Some final thoughts …
Democratic deficits are not specific to the US – it is not the only advanced capitalist country where attacks on democratic rights are happening. Hard-right politicians are in power in some countries, fascist parties are increasing their vote share in elections. Fascism itself is being normalised as the far-right is brought into supposedly mainstream right-wing political parties and government coalitions.
Attacks on democracy have included limits imposed on the right to vote, freedom of protest, freedom of assembly, freedom of speech, the right of bodily autonomy, and the right of workers to strike. The cynicism of claiming that Roe and Casey bypassed democracy when they themselves undermine democracy and the will of the people leaves us with a grotesque situation.
This is magnified as state legislatures undermine voting rights, and the rights of bodily autonomy, banning books in schools, allowing attacks on protestors and limiting citizens’ initiatives for the sole purposes of staying in political power and advancing a right-wing political, social and economic agenda.
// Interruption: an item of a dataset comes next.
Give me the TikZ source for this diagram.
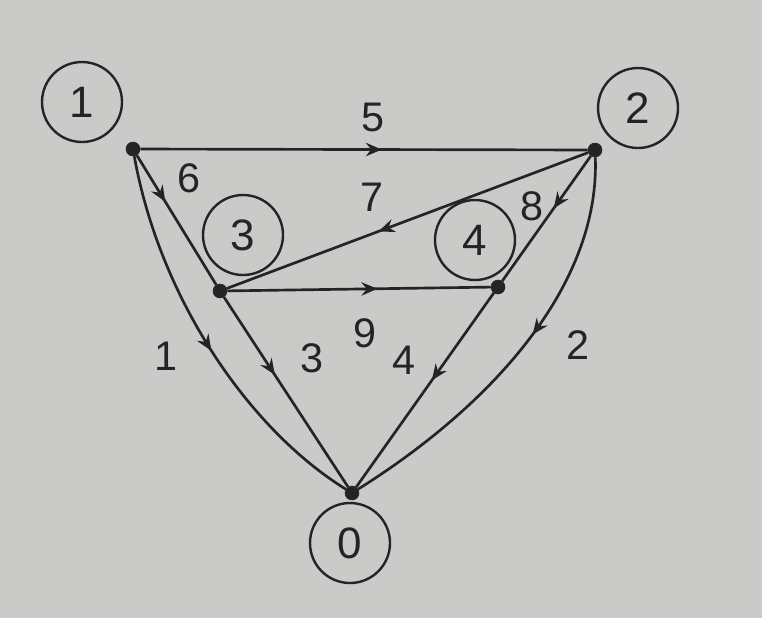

It is no longer possible to pretend that this is an aberration, as those advocating these attacks are in political power and have support among their constituents. The power of the far-right is increasing, not declining, and we are headed towards further attacks on our civil and human rights. Many mainstream politicians do not even understand (this is not about “conservatism”) and do not know how to fight, often viewing the left and those supporting preserving democratic rights as a bigger enemy due to what they perceive as a threat to the economic system that they are pledged to protect.
Call it a democratic deficit if you want, but creeping fascism is a far better description of the situation. In some states in the US, fascism has gone way beyond creeping. Stopping this in its tracks will not be done unless we fight for it; all the changes that we have demanded have historically required a struggle to force politicians to move. There is no reason that this will change now or in the future. This is a struggle that we cannot pretend doesn’t exist or treat as an aberration. We need collective organisation and autonomous self-organisation of the oppressed to carry through this fight and hope to win it.